All of the material below is to be restated word for word, apart from the pictures.

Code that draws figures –
start

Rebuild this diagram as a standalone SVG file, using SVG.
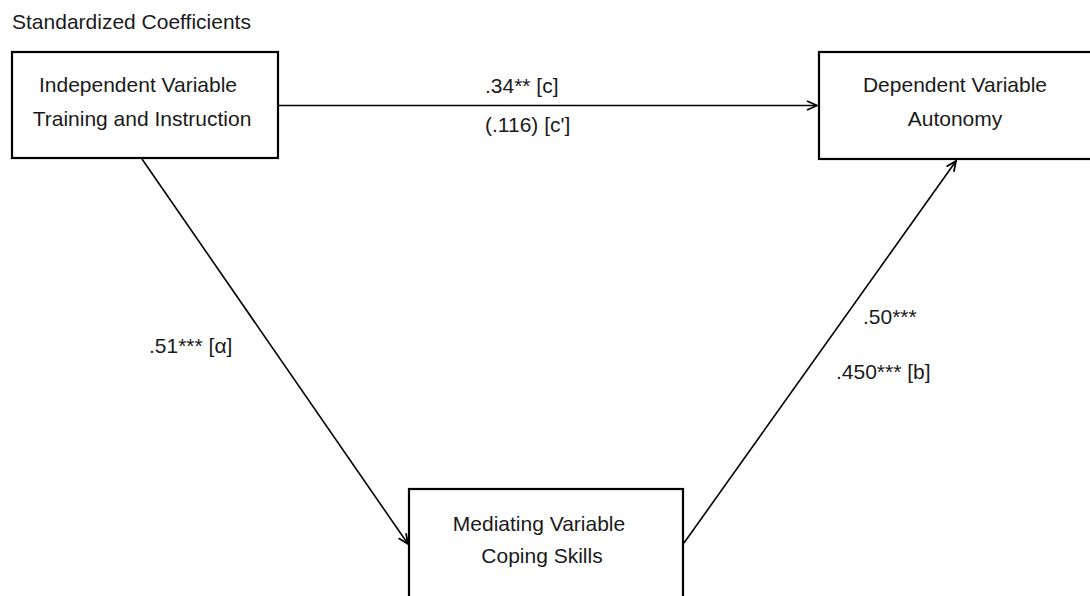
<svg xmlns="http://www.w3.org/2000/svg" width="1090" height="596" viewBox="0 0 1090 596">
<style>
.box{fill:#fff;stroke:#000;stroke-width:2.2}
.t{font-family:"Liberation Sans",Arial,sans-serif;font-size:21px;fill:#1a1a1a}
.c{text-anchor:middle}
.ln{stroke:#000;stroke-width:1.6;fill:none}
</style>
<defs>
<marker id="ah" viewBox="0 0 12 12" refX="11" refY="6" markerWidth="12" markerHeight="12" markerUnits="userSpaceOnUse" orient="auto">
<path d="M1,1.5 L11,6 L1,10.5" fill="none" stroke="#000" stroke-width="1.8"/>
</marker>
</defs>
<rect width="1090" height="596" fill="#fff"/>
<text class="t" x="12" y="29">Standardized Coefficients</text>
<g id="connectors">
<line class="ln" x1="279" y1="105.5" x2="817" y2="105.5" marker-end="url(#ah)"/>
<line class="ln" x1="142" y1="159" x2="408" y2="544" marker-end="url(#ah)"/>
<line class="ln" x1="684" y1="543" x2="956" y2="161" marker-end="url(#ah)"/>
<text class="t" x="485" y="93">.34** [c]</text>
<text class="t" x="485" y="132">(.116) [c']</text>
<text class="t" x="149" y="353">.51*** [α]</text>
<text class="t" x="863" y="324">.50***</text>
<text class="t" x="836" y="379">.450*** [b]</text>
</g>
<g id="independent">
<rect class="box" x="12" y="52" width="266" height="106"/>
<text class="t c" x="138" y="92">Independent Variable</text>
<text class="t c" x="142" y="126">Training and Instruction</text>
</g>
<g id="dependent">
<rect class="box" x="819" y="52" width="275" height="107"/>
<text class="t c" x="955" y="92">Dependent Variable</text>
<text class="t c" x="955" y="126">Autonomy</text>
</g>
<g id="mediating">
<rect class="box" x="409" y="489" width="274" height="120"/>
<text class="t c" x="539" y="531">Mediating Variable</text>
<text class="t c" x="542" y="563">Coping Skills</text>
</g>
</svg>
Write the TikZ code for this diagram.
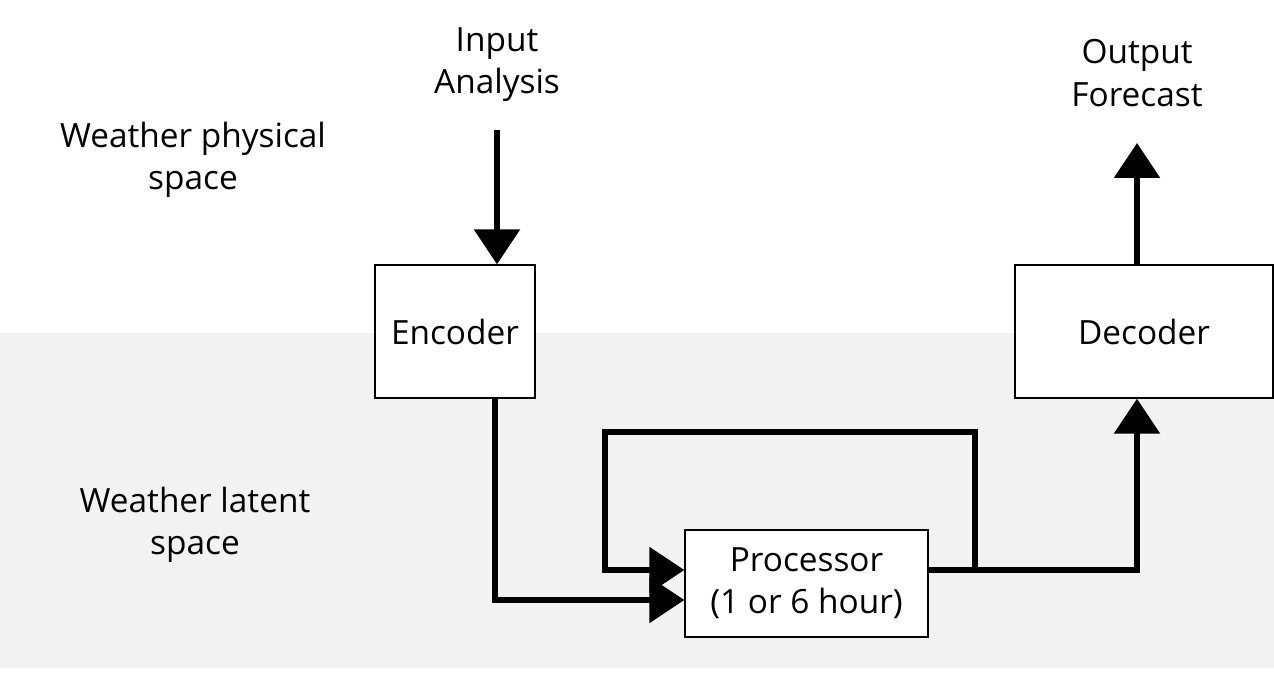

end

Response to the task –
Rebuild this diagram as a standalone SVG file, using SVG.
<svg xmlns="http://www.w3.org/2000/svg" width="1090" height="596" viewBox="0 0 1090 596">
<style>
.box{fill:#fff;stroke:#000;stroke-width:2.2}
.t{font-family:"Liberation Sans",Arial,sans-serif;font-size:21px;fill:#1a1a1a}
.c{text-anchor:middle}
.ln{stroke:#000;stroke-width:1.6;fill:none}
</style>
<defs>
<marker id="ah" viewBox="0 0 12 12" refX="11" refY="6" markerWidth="12" markerHeight="12" markerUnits="userSpaceOnUse" orient="auto">
<path d="M1,1.5 L11,6 L1,10.5" fill="none" stroke="#000" stroke-width="1.8"/>
</marker>
</defs>
<rect width="1090" height="596" fill="#fff"/>
<text class="t" x="12" y="29">Standardized Coefficients</text>
<g id="connectors">
<line class="ln" x1="279" y1="105.5" x2="817" y2="105.5" marker-end="url(#ah)"/>
<line class="ln" x1="142" y1="159" x2="408" y2="544" marker-end="url(#ah)"/>
<line class="ln" x1="684" y1="543" x2="956" y2="161" marker-end="url(#ah)"/>
<text class="t" x="485" y="93">.34** [c]</text>
<text class="t" x="485" y="132">(.116) [c']</text>
<text class="t" x="149" y="353">.51*** [α]</text>
<text class="t" x="863" y="324">.50***</text>
<text class="t" x="836" y="379">.450*** [b]</text>
</g>
<g id="independent">
<rect class="box" x="12" y="52" width="266" height="106"/>
<text class="t c" x="138" y="92">Independent Variable</text>
<text class="t c" x="142" y="126">Training and Instruction</text>
</g>
<g id="dependent">
<rect class="box" x="819" y="52" width="275" height="107"/>
<text class="t c" x="955" y="92">Dependent Variable</text>
<text class="t c" x="955" y="126">Autonomy</text>
</g>
<g id="mediating">
<rect class="box" x="409" y="489" width="274" height="120"/>
<text class="t c" x="539" y="531">Mediating Variable</text>
<text class="t c" x="542" y="563">Coping Skills</text>
</g>
</svg>
Write the TikZ code for this diagram.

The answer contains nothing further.